Culture Wars

At the 1992 Republican National Convention, Pat Buchanan delivered an inflammatory speech now known as “the culture war speech.” He said,

“My friends, this election is about much more than who gets what. It is about who we are. It is about what we believe. It is about what we stand for as Americans. There is a religious war going on in our country for the soul of America. It is a cultural war, as critical to the kind of nation we will one day be as was the Cold War itself.”

There is so much about these few lines that is worth comment, it is tricky for me to pick one thing, but I will try to do so. What I have been working to express about my concerns about elections to many friends and to political candidates in recent years is that we must get beyond winning elections to improve the lives of people in the US. Buchanan was not the first to use the term culture war and he is only one in a long line of politicians who have equated winning elections with progress on issues. While I don’t by any stretch of the imagination want to suggest that the executive and legislative branches are unimportant in social change, I assert that they are not the exclusive ways that change can and does happen. Still, the conflation of elections and social change is so widely believed that it seems impossible to address.

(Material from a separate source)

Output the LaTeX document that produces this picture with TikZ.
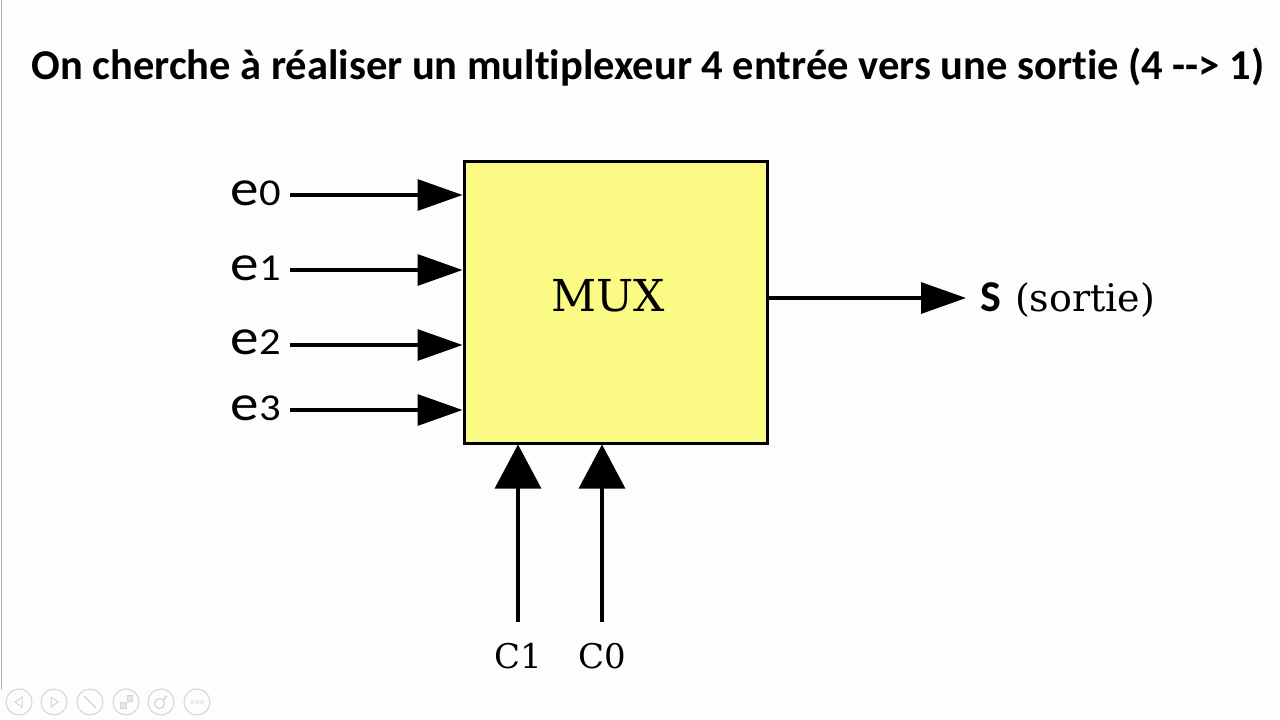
\documentclass[tikz,border=0pt]{standalone}
\usepackage{fontspec}
\setmainfont{Carlito}[Ligatures={NoCommon}]
\newfontfamily\serifmux{DejaVu Serif}
\usetikzlibrary{arrows.meta}
\definecolor{bgc}{HTML}{FDFDFB}
\definecolor{muxfill}{HTML}{FAFA84}
\definecolor{icongray}{HTML}{D4D4D4}
\tikzset{
  inarrow/.style={line width=3.2pt,-{Triangle[length=45pt,width=31pt]}},
  carrow/.style={line width=3.2pt,-{Triangle[length=44pt,width=46pt]}},
  elabel/.style={anchor=base east,inner sep=0pt},
  icon/.style={circle,draw=icongray,line width=1pt,minimum size=26pt,inner sep=0pt}
}
\newcommand{\elab}[1]{\scalebox{1.12}[1]{{\fontsize{51}{51}\selectfont e}{\fontsize{38}{38}\selectfont #1}}}
\begin{document}
\begin{tikzpicture}[x=1pt,y=-1pt]
\useasboundingbox (0,0) rectangle (1280,720);
\fill[bgc] (0,0) rectangle (1280,720);
\draw[gray!60,line width=1pt] (1,0) -- (1,690);
% title
\node[anchor=base,inner sep=0pt,font=\bfseries\fontsize{42.5}{46}\selectfont] (title) at (648,79)
  {On cherche à réaliser un multiplexeur 4 entrée vers une sortie (4 {-}{-}> 1)};
% mux box
\node[draw=black,line width=3pt,fill=muxfill,minimum width=303pt,minimum height=282pt,inner sep=0pt,anchor=north west] (mux) at (462.5,159.5) {};
\node[font=\serifmux\fontsize{44}{44}\selectfont,inner sep=0pt] (muxlab) at (608,296) {MUX};
% inputs
\foreach \i/\y/\bl in {0/195/205,1/270/280,2/345/354,3/410/420}{
  \node[elabel] (e\i) at (281,\bl) {\elab{\i}};
  \coordinate (s\i) at (290,\y);
  \draw[inarrow] (s\i) -- (mux.west |- s\i);
}
% output
\coordinate (outend) at (966,298);
\draw[inarrow] (mux.east |- outend) -- (outend);
\node[anchor=base west,inner sep=0pt] (slab) at (980,311) {{\bfseries\fontsize{44}{44}\selectfont S}\hspace{14pt}{\serifmux\fontsize{38}{38}\selectfont (sortie)}};
% control inputs
\node[font=\serifmux\fontsize{34}{34}\selectfont,inner sep=0pt,anchor=base] (c1) at (518,668) {C1};
\node[font=\serifmux\fontsize{34}{34}\selectfont,inner sep=0pt,anchor=base] (c0) at (602,668) {C0};
\coordinate (c1s) at (518,622);
\coordinate (c0s) at (602,622);
\draw[carrow] (c1s) -- (c1s |- mux.south);
\draw[carrow] (c0s) -- (c0s |- mux.south);
% slideshow toolbar
\foreach \n/\x in {1/19,2/54,3/90,4/126,5/161,6/197}{
  \node[icon] (ic\n) at (\x,702) {};
}
\draw[icongray,line width=1pt] ([xshift=3pt,yshift=-5pt]ic1.center) -- ([xshift=-4pt]ic1.center) -- ([xshift=3pt,yshift=5pt]ic1.center) -- cycle;
\draw[icongray,line width=1pt] ([xshift=-3pt,yshift=-5pt]ic2.center) -- ([xshift=4pt]ic2.center) -- ([xshift=-3pt,yshift=5pt]ic2.center) -- cycle;
\draw[icongray,line width=1.2pt] ([xshift=-6pt,yshift=6pt]ic3.center) -- ([xshift=6pt,yshift=-6pt]ic3.center);
\draw[icongray,fill=icongray!60] ([xshift=-6pt,yshift=-6pt]ic4.center) rectangle ([xshift=0pt,yshift=0pt]ic4.center);
\draw[icongray,fill=icongray!60] ([xshift=1pt,yshift=1pt]ic4.center) rectangle ([xshift=6pt,yshift=7pt]ic4.center);
\draw[icongray,line width=1.2pt] ([xshift=-1.5pt,yshift=-1.5pt]ic5.center) circle (5pt);
\draw[icongray,line width=1.5pt] ([xshift=2pt,yshift=2pt]ic5.center) -- ([xshift=6pt,yshift=6pt]ic5.center);
\foreach \d in {-5,0,5}{\draw[icongray] ([xshift=\d pt]ic6.center) circle (1.8pt);}
\end{tikzpicture}
\end{document}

IMG_0065This past summer I approached a current candidate for national office, offering him and his aid my time and talent for the next year. A week later I got a stock email from that same aid with a request for a second donation. In the past two years I have talked to the parents of two other state politicians and pointed out that, while I admire their sons’ voting records, I found their interpersonal skills lacking. These guys do not know the basics of working a room to garner support on issues. Instead of meeting and talking with people, they look over their heads to see who else is in the room, someone perhaps with deeper pockets. Right now I am trying to think back to the last time I heard a candidate say to me, “I hope I can count on your vote.” Herb Kohl, maybe? Instead, I am asked for my support, meaning my money. Four times in as many elections I have offered to host candidate gatherings in my home to talk issues and, except for one local village candidate, no one has accepted. I have also wasted hours on trying to convince candidate’s campaign offices to print yard signs. As someone who has mounted successful social marketing campaigns, I know some things about their value.

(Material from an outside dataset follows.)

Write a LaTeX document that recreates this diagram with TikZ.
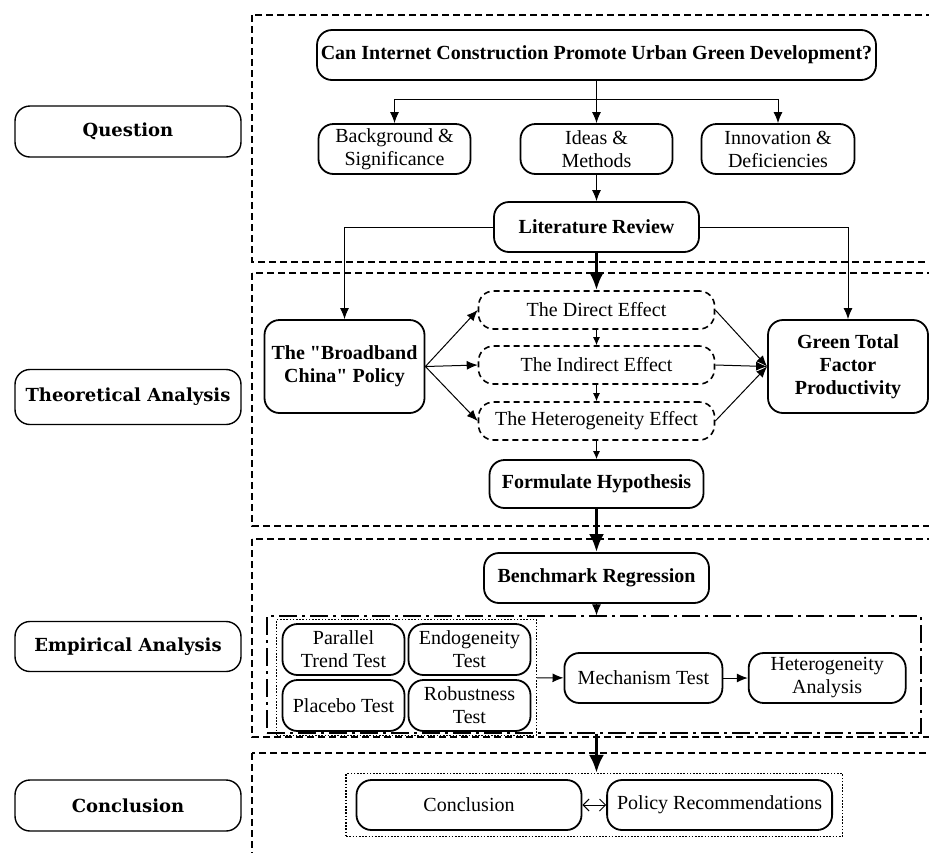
\documentclass[tikz,border=0pt]{standalone}
\usepackage{fontspec}
\setmainfont{Liberation Serif}[Ligatures=TeXOff]
\newfontfamily\lblfont{DejaVu Serif}
\usetikzlibrary{positioning,fit,arrows.meta}
\begin{document}
\begin{tikzpicture}[x=1pt,y=-1pt,
    box/.style={draw,line width=1.8pt,rounded corners=15pt,align=center,inner sep=2pt,
      font=\fontsize{20}{23}\selectfont},
    bbox/.style={box,font=\fontsize{20}{23}\selectfont\bfseries},
    effect/.style={box,line width=1.6pt,dash pattern=on 6pt off 4pt,rounded corners=15pt,
      minimum width=236pt,minimum height=38pt},
    lbl/.style={draw,line width=1.4pt,rounded corners=15pt,minimum width=226pt,
      font=\lblfont\fontsize{18}{20}\selectfont\bfseries},
    part/.style={line width=1.3pt,dash pattern=on 7pt off 4pt},
    arr/.style={-{Latex[length=11pt,width=9pt]},line width=1pt},
    smallarr/.style={-{Latex[length=8pt,width=7pt]},line width=1pt},
    bigarr/.style={-{Latex[length=18pt,width=15pt]},line width=3.5pt}]
    \useasboundingbox (0,0) rectangle (929,852);
    \draw[part] (252,15) rectangle (945,262);
    \draw[part] (252,273) rectangle (945,526);
    \draw[part] (252,539) rectangle (945,737);
    \draw[part] (252,753) rectangle (945,870);
    \node[lbl,minimum height=51pt] (lq) at (128,131.5) {Question};
    \node[lbl,minimum height=55pt] (lt) at (128,397) {Theoretical Analysis};
    \node[lbl,minimum height=50pt] (le) at (128,646.5) {Empirical Analysis};
    \node[lbl,minimum height=51pt] (lc) at (128,805.5) {Conclusion};
    \node[bbox,minimum width=559pt,minimum height=50pt] (q) at (596.5,55)
      {Can Internet Construction Promote Urban Green Development?};
    \node[box,minimum width=152pt,minimum height=50pt] (bg) at (394.5,149) {Background \&\\Significance};
    \node[box,minimum width=152pt,minimum height=50pt] (idea) at (596.5,149) {Ideas \&\\Methods};
    \node[box,minimum width=153pt,minimum height=50pt] (innov) at (778,149) {Innovation \&\\Deficiencies};
    \node[bbox,minimum width=205pt,minimum height=50pt] (lit) at (596.5,227) {Literature Review};
    \node[bbox,minimum width=160pt,minimum height=93pt] (bband) at (344.5,366.5) {The "Broadband\\China" Policy};
    \node[effect] (direct) at (596.5,310) {The Direct Effect};
    \node[effect] (indirect) at (596.5,365) {The Indirect Effect};
    \node[effect] (hetero) at (596.5,421) {The Heterogeneity Effect};
    \node[bbox,minimum width=160pt,minimum height=93pt] (gtfp) at (848,366.5) {Green Total\\Factor\\Productivity};
    \node[bbox,minimum width=214pt,minimum height=48pt] (hyp) at (596.5,484) {Formulate Hypothesis};
    \node[bbox,minimum width=225pt,minimum height=50pt] (bench) at (596.5,578) {Benchmark Regression};
    \node[box,minimum width=122pt,minimum height=51pt] (para) at (343.5,649.5) {Parallel\\Trend Test};
    \node[box,minimum width=122pt,minimum height=51pt] (endo) at (469.5,649.5) {Endogeneity\\Test};
    \node[box,minimum width=122pt,minimum height=51pt] (placebo) at (343.5,705.5) {Placebo Test};
    \node[box,minimum width=122pt,minimum height=51pt] (robust) at (469.5,705.5) {Robustness\\Test};
    \node[draw,line width=1.4pt,dash pattern=on 1.6pt off 1.6pt,fit=(para)(robust),
      inner xsep=5pt,inner ysep=3.5pt] (robfit) {};
    \node[draw,line width=1.3pt,dash pattern=on 18pt off 5pt on 3pt off 5pt,
      minimum width=654pt,minimum height=117pt] (tests) at (594,674.5) {};
    \node[box,minimum width=158pt,minimum height=50pt] (mech) at (643.4,678) {Mechanism Test};
    \node[box,minimum width=157pt,minimum height=50pt] (hetan) at (827.2,678) {Heterogeneity\\Analysis};
    \node[box,minimum width=225pt,minimum height=50pt] (concl) at (469,805) {Conclusion};
    \node[box,minimum width=225pt,minimum height=50pt] (policy) at (719.6,805) {Policy Recommendations};
    \node[draw,line width=1.4pt,dash pattern=on 1.6pt off 1.6pt,fit=(concl)(policy),
      inner xsep=9.5pt,inner ysep=5.5pt] (outfit) {};
    \coordinate (split) at (596.5,99);
    \draw[line width=1pt] (q) -- (split);
    \draw[arr] (split) -| (bg);
    \draw[arr] (split) -| (innov);
    \draw[arr] (split) -- (idea);
    \draw[arr] (idea) -- (lit);
    \draw[arr] (lit.west) -| (bband);
    \draw[arr] (lit.east) -| (gtfp);
    \draw[bigarr] (lit) -- (direct);
    \draw[arr] (bband.east) -- (direct.west);
    \draw[arr] (bband.east) -- (indirect.west);
    \draw[arr] (bband.east) -- (hetero.west);
    \draw[arr] (direct.east) -- (gtfp.west);
    \draw[arr] (indirect.east) -- (gtfp.west);
    \draw[arr] (hetero.east) -- (gtfp.west);
    \draw[smallarr] (direct) -- (indirect);
    \draw[smallarr] (indirect) -- (hetero);
    \draw[smallarr] (hetero) -- (hyp);
    \draw[bigarr] (hyp) -- (bench);
    \draw[arr] (bench.south) -- (bench.south |- tests.north);
    \draw[arr] (robfit) -- (mech);
    \draw[arr] (mech) -- (hetan);
    \draw[bigarr] (bench.south |- tests.south) -- (bench.south |- outfit.north);
    \draw[{Straight Barb[length=6pt]}-{Straight Barb[length=6pt]},line width=1pt] (concl) -- (policy);
\end{tikzpicture}
\end{document}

The same lack of responsiveness has been true for my state party office. There I have worked to get them to consider doing something besides sending electronic messages requesting donations of $3. Besides the ask itself, the emails contain almost no content. When I have raised these points, officials argue that I have no idea how well these emails work. I countered, “Neither do you beside what the vendor of the email service tells you.” Comparing one method to no method is not science. It is nonsense. I know I am not alone in despising email requests for funds because it is the end of the month, the funding period, or a reporting deadline.

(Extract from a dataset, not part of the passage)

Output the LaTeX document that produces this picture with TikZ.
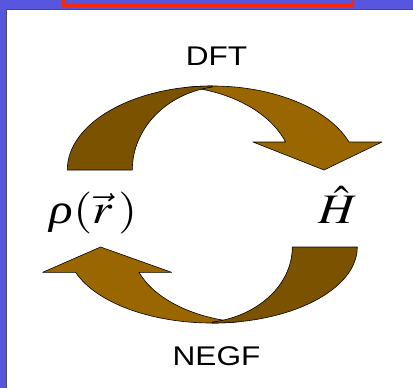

Buchanan’s rallying cry has worked as well, perhaps better, among Democrats as it has among Republicans. Our votes, like our Facebook likes, have become a statement about some vague belief premises. We act like we are voting on behalf of the “soul of America.” Let’s be clear, America has no soul. But it does have people, including Black and Brown people — people in the global majority, by the way — women, children, and poor and working class people. These people’s lives as a whole are going all that well in large part because of greed. For eight of the last 23 years there has been a Republican in the White House. For eight of the last 29 years there has been a Republican in Wisconsin’s Governor’s Mansion. I would argue that we have not seen any real improvements in the importance of greed in policy decisions in the state or nation despite who is in office.

Our slavish attention to winning elections instead of winning on actual issues is hurting real people right now. I am not insensitive to the clarification of my right to be married or to file joint tax returns. I kind of like the notion that someone in Washington state would need to make a wedding cake if I ordered one from their shop. One-quarter of a million children in my state live in poverty, however. Buying cake will not fix that. Neither have elections.

Do not suppose for a moment that I will not vote. I have never missed an election and do not plan to start. I am just not going to expect the results to affect greed.